Quels peuvent être vos rôles respectifs, dans vos communautés ?
CEH : La France peut compter sur des dignitaires religieux pleinement investis en faveur de cette ouverture interreligieuse et vers la Cité. J’ai moi-même publié une tribune pour appeler au vote lors de l’élection présidentielle. Je regrette que certains y ait vu un appel au vote communautaire cependant que ma volonté était de contrecarrer les discours rejetant toute participation citoyenne, sous des prétextes religieux fallacieux, et ne cherchant qu’à séparer les musulmans de France du reste de la communauté nationale.

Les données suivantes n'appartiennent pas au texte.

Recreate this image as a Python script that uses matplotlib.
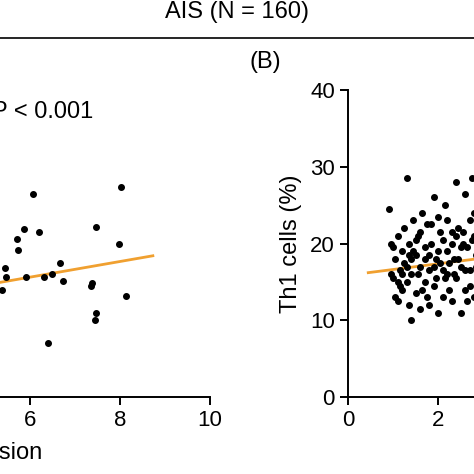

GT : Chaque responsable communautaire doit prendre ses responsabilités et porter ce combat, quitte à déplaire à certains et parfois à se mettre en danger. Avec Chems, comme avec d’autres responsables musulmans, nous échangeons fraternellement. Un discours franc, qui aborde tous les sujets, même ceux pour lesquels nous pouvons avoir des divergences, mais nous avons tant de valeurs communes et aimons la République qui est notre maison commune. Nous refusons de nous taire !
Les élus ont-ils conscience que le « vivre ensemble » est fragile ?
CEH : Leur rôle est essentiel, je les invite à mesurer la dangerosité à jouer les apprentis-sorciers de l’identitarisme. Appeler au rejet de nos concitoyens musulmans, c’est attaquer la République, son unité et son intransigeance à considérer comme égaux tous ses enfants. La montée du populisme et de l’extrémisme a de quoi inquiéter. Heureusement, les Français n’ont jamais cru à la chasse aux musulmans comme solution à leurs malaises et ce n’est pas près d’arriver.
GT : Nous entretenons de bonnes relations avec les élus, « La loi du pays est la loi », disent nos textes. Ce sont des paroles qui nous obligent. Je sais qu’avec Chems, nous ferons tout pour apaiser les craintes et lutter contre les extrémistes. Les textes de la République sont fondateurs, c’est avec bonheur et fierté que nous devons chaque jour les faire nôtres.